Will Micron (NASDAQ:MU) stock experience a March miracle or March madness? I'll provide my thoughts on both theories.
March Madness Theory
The March Madness theory says that Micron has finished its huge run-up and will drop to $20 or lower by the end of the month. Earnings will be below analysts' consensus of around $0.61. This theory looks back at the cyclical nature of Micron and memory, and according to the cycles of highs and lows, Micron is going to head down. Memory spot prices are dropping, and when memory spot prices have dropped in the past, Micron earnings have dropped.
Others can expand on this Micron March Madness theory. I have a hard time explaining it because I don't see many facts to support the theory.
March Miracle Theory
The Micron March Miracle theory says that Micron is just starting its recovery, it is well positioned in an expanding industry (Micron: Memory for the Gold Rush) and earnings will continue to grow for the next few years at least. Like last quarter the next earnings will blow away the analysts' average estimate of $0.60 and even the highest analysts' estimate of $0.80. Seeking Alpha contributors Russ Fischer, Jaret Wilson, Wilson Wang, Retired Securities Attorney and Electric Phred have all concluded that Micron earnings to be announced in late March or early April will be between $0.90 and $1.10.
These estimates are based on actual pricing of memory that Micron is selling and guidance provided by Micron management in their January earnings report. At last earnings, the analysts' average was $0.53 and Micron announced earnings of $0.77. This blowout was even without the benefits of higher memory pricing that occurred after the end of the reported quarter, with substantial one-time expenses accounted for during the quarter and without the full impact of the benefits associated with the recent purchase of Elpida.
Micron management has provided accurate information on which to base calculations of earnings. The guidance does take some background knowledge, and SA contributors related to Micron as listed above have proven their ability to use the sketchy guidance provided by Micron to accurately estimate earnings. They were right on target last quarter and I expect the same this quarter.
Stock Price Based on Earnings
There are several approaches that provide a range of Micron stock prices. I use the simple approach:
PEx of 8.6: This PEx was provided by Micron as analysts' view of the Micron PEx.
Applied to earnings of $0.61 (X 4 quarters) results in a stock price of $21.
Applied to earnings of $0.90 (X 4 quarters) results in a stock price of $31.
Applied to earnings of $1.10 (X 4 quarters) results in a stock price of $38.
Note: I simply multiplied the quarterly earnings times four to reflect that earnings are increasing each quarter. If you think that earnings are going to decrease, then a different approach is needed.
Just for fun, let's apply the SanDisk PEx of 11.9 as calculated by analysts. The three stock price estimates above then become: $29, $43 and $52, respectively. Micron will not be able to reach these prices until it accomplishes its goals of buying down its debt and providing a long-term stable track record for analysts to use in their calculations.
In my February 10, 2014 article I describe the various factors that will prevent Micron from reaching $40 before the January 2015 earnings report.
Micron Stock Price in March
Hey, what's up with Micron's stock price over the last week?

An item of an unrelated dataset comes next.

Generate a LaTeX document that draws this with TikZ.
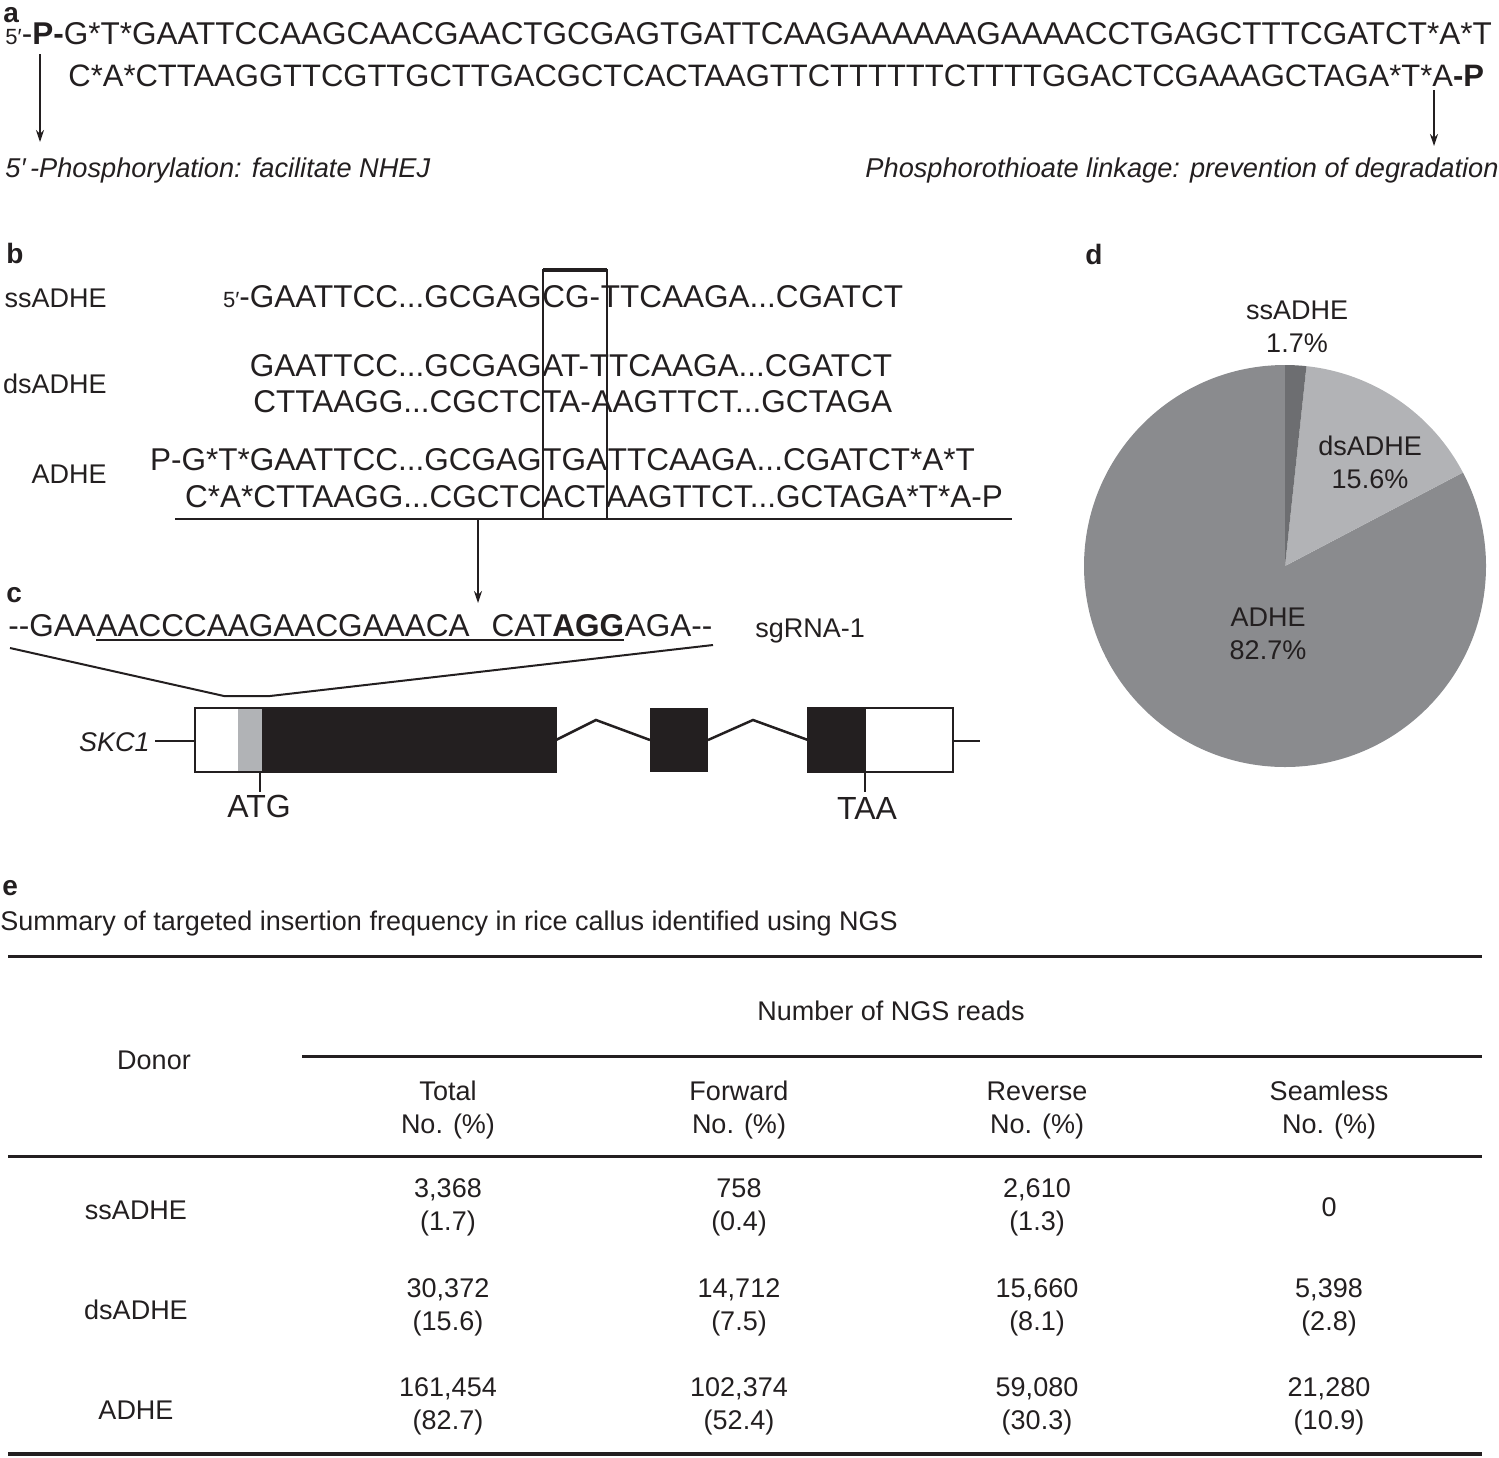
\documentclass[tikz,border=0pt]{standalone}
\usepackage{fontspec}
\setmainfont{Liberation Sans}
\usetikzlibrary{arrows.meta,calc,positioning}
\definecolor{pieDark}{HTML}{6D6E71}
\definecolor{pieLight}{HTML}{B2B3B6}
\definecolor{pieMid}{HTML}{8A8B8E}
\definecolor{atgGrey}{HTML}{B1B3B6}
\definecolor{ink}{HTML}{231F20}
\tikzset{
  seq/.style={inner sep=0pt,text=ink,font=\fontsize{15.75}{19}\selectfont},
  lab/.style={inner sep=0pt,text=ink,font=\fontsize{13.5}{16.5}\selectfont},
  note/.style={inner sep=0pt,text=ink,font=\fontsize{13.6}{16}\selectfont\itshape},
  panel/.style={inner sep=0pt,anchor=base west,text=ink,font=\fontsize{14}{16}\selectfont\bfseries},
  rule/.style={draw=ink,line width=1.5pt},
  gene/.style={draw=ink,line width=1.25pt},
}
\newcommand{\fiveprime}{{\fontsize{11}{12}\selectfont 5′}}

\begin{document}
\begin{tikzpicture}[x=0.5pt,y=-0.5pt,>={Stealth[length=6pt,width=4pt]}]
  \useasboundingbox (0,0) rectangle (1499,1457);

  % a
  \node[panel] (la) at (3,22) {a};
  \node[seq,anchor=base west] (top) at (5,44)
    {\fiveprime-\textbf{P-}G*T*GAATTCCAAGCAACGAACTGCGAGTGATTCAAGAAAAAAGAAAACCTGAGCTTTCGATCT*A*T};
  \node[seq,anchor=base west,font=\fontsize{15.5}{19}\selectfont] (bot) at (68,86)
    {C*A*CTTAAGGTTCGTTGCTTGACGCTCACTAAGTTCTTTTTTCTTTTGGACTCGAAAGCTAGA*T*A\textbf{-P}};
  \node[note,anchor=base west] (phos) at (5,177) {5′\,-Phosphorylation: facilitate NHEJ};
  \node[note,anchor=base east] (thio) at (1499,177) {Phosphorothioate linkage: prevention of degradation};
  \coordinate (pS) at (40,54);
  \coordinate (pE) at (40,142);
  \coordinate (tS) at (1434,90);
  \coordinate (tE) at (1434,146);
  \draw[->,ink,line width=0.75pt] (pS) -- (pE);
  \draw[->,ink,line width=0.75pt] (tS) -- (tE);

  % b
  \node[panel] (lb) at (6,263) {b};
  \node[lab,anchor=east] (nss) at (107,298) {ssADHE};
  \node[lab,anchor=east] (nds) at (107,384) {dsADHE};
  \node[lab,anchor=east] (nad) at (107,474) {ADHE};

  \node[seq,anchor=base east] (ssL) at (542,307) {\fiveprime-GAATTCC...GCGAG};
  \node[seq,anchor=base west] (ssM) at (ssL.base east) {CG-};
  \node[seq,anchor=base west] (ssR) at (ssM.base east) {TTCAAGA...CGATCT};

  \node[seq,anchor=base east] (dsL) at (542,376) {GAATTCC...GCGAG};
  \node[seq,anchor=base west] (dsM) at (dsL.base east) {AT-};
  \node[seq,anchor=base west] (dsR) at (dsM.base east) {TTCAAGA...CGATCT};
  \node[seq,anchor=base east] (dcL) at (542,412) {CTTAAGG...CGCTC};
  \node[seq,anchor=base west] (dcM) at (dcL.base east) {TA-};
  \node[seq,anchor=base west] (dcR) at (dcM.base east) {AAGTTCT...GCTAGA};

  \node[seq,anchor=base east] (adL) at (542,470) {P-G*T*GAATTCC...GCGAG};
  \node[seq,anchor=base west] (adM) at (adL.base east) {TGA};
  \node[seq,anchor=base west] (adR) at (adM.base east) {TTCAAGA...CGATCT*A*T};
  \node[seq,anchor=base east] (acL) at (542,507) {C*A*CTTAAGG...CGCTC};
  \node[seq,anchor=base west] (acM) at (acL.base east) {ACT};
  \node[seq,anchor=base west] (acR) at (acM.base east) {AAGTTCT...GCTAGA*T*A-P};

  \draw[ink,line width=1.1pt] (543,270) rectangle (607,519);
  \draw[ink,line width=1.6pt] (543,270) -- (607,270);
  \coordinate (ulL) at (175,519);
  \coordinate (ulR) at (1012,519);
  \coordinate (cut) at (478,519);
  \coordinate (cutE) at (478,603);
  \draw[ink,line width=0.8pt] (ulL) -- (ulR);
  \draw[->,ink,line width=0.75pt] (cut) -- (cutE);

  % c
  \node[panel] (lc) at (6,602) {c};
  \node[seq,anchor=base west] (c1) at (8,636) {-{}-GAA};
  \node[seq,anchor=base west] (c2) at (c1.base east) {AACCCAAGAACGAAACA\hspace{0.7em}CAT\textbf{AGG}};
  \node[seq,anchor=base west] (c3) at (c2.base east) {AGA-{}-};
  \draw[ink,line width=0.8pt] ($(c2.base west)+(0,4)$) -- ($(c2.base east)+(0,4)$);
  \node[lab,anchor=base west] (sg) at (755,637) {sgRNA-1};
  \coordinate (z1) at (10,648);
  \coordinate (z2) at (224,696);
  \coordinate (z3) at (270,696);
  \coordinate (z4) at (713,645);
  \draw[ink,line width=1pt] (z1) -- (z2) -- (z3) -- (z4);

  \node[lab,anchor=east,font=\fontsize{13.5}{16}\selectfont\itshape] (skc) at (150,742) {SKC1};
  \draw[gene] (155,741) -- (195,741);
  \fill[atgGrey] (238,708) rectangle (262,772);
  \fill[ink] (262,708) rectangle (556,772);
  \draw[gene] (195,708) rectangle (556,772);
  \draw[gene] (556,740) -- (596,720) -- (650,740);
  \fill[ink] (650,708) rectangle (708,772);
  \draw[gene] (708,740) -- (753,720) -- (808,740);
  \fill[ink] (808,708) rectangle (866,772);
  \draw[gene] (808,708) rectangle (953,772);
  \draw[gene] (953,741) -- (980,741);
  \draw[gene] (260,772) -- (260,792);
  \draw[gene] (865,772) -- (865,792);
  \node[seq,font=\fontsize{16}{19}\selectfont] (atg) at (259,806) {ATG};
  \node[seq,font=\fontsize{16}{19}\selectfont] (taa) at (867,808) {TAA};

  % d
  \node[panel] (ld) at (1085,264) {d};
  \begin{scope}[shift={(1285,566)},yscale=-1]
    \foreach \a/\b/\c in {90/387.72/pieMid,27.72/83.88/pieLight,83.88/90/pieDark}
      \fill[\c] (0,0) -- (\a:201) arc[start angle=\a,end angle=\b,radius=201] -- cycle;
  \end{scope}
  \node[lab,align=center] (pss) at (1297,327) {ssADHE\\1.7\%};
  \node[lab,align=center] (pds) at (1370,462) {dsADHE\\15.6\%};
  \node[lab,align=center] (pad) at (1268,634) {ADHE\\82.7\%};

  % e
  \node[panel] (le) at (2,895) {e};
  \node[lab,anchor=base west] (ttl) at (0,930)
    {Summary of targeted insertion frequency in rice callus identified using NGS};
  \draw[rule] (8,956) -- (1482,956);
  \draw[rule] (302,1056) -- (1482,1056);
  \draw[rule] (8,1156) -- (1482,1156);
  \draw[rule,line width=2pt] (8,1454) -- (1482,1454);
  \node[lab] (reads) at (891,1011) {Number of NGS reads};
  \node[lab] (donor) at (154,1060) {Donor};
  \foreach \x/\h [count=\i] in {448/Total,739/Forward,1037/Reverse,1329/Seamless}
    \node[lab,align=center] (hd\i) at (\x,1110) {\h\\No. (\%)};
  \foreach \y/\d [count=\i] in {1210/ssADHE,1310/dsADHE,1410/ADHE}
    \node[lab] (row\i) at (136,\y) {\d};
  \foreach \x/\y/\v [count=\i] in {448/1207/{3,368\\(1.7)},739/1207/{758\\(0.4)},1037/1207/{2,610\\(1.3)},1329/1207/{0},
      448/1307/{30,372\\(15.6)},739/1307/{14,712\\(7.5)},1037/1307/{15,660\\(8.1)},1329/1307/{5,398\\(2.8)},
      448/1406/{161,454\\(82.7)},739/1406/{102,374\\(52.4)},1037/1406/{59,080\\(30.3)},1329/1406/{21,280\\(10.9)}}
    \node[lab,align=center] (cell\i) at (\x,\y) {\v};
\end{tikzpicture}
\end{document}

As with lots of lots of slang these days, often the new meaning of the word has nothing to do with the original. I was once told by my son's friend that my snowboard pants were "tight". They were extremely baggy so he thought they were cool - like "tight". So why is Micron down this last week ?...and I'm not "down" with that (my portfolio dropped $130k).
Russ warned about dropping Micron stock prices between earnings. People - as in the March Madness theory group - think that Micron has gone up as much as it will and take profits making the stock price drop. Russ has seen this happen in other stocks. When higher earnings are again reported, then the stock rises. Russ has seen this happen for many quarters until the stock price finally reaches what it should be. This could correspond with a doubling or tripling of the stock price. It has happened before, and Micron is set up to experience the same roller coaster ride.
Between now and earnings, Micron stock will go up and down but probably not much below the 50-day moving average as support. This support line has been tested and proven an amazing eight times over the last 16 months. The stock will go up with good news like the Micron management statements coming out of five conferences from March 3 to March 11. The price could drop with news of hedge funds or insiders cashing in on some profits. If you earned millions after ten years of no benefits from stock options, wouldn't you cash some stock options and enjoy life?
After the late March or early April earnings report of $0.90 to $1.10, watch for Micron stock to rise to $31 to $38.
To maximize profits, cash out before mid-April and buy again before earnings in late June or early July.
Place your bets in the stock market, tell us about your bets and share your thoughts in comments...
Disclosure: I am long MU. I wrote this article myself, and it expresses my own opinions. I am not receiving compensation for it (other than from Seeking Alpha). I have no business relationship with any company whose stock is mentioned in this article.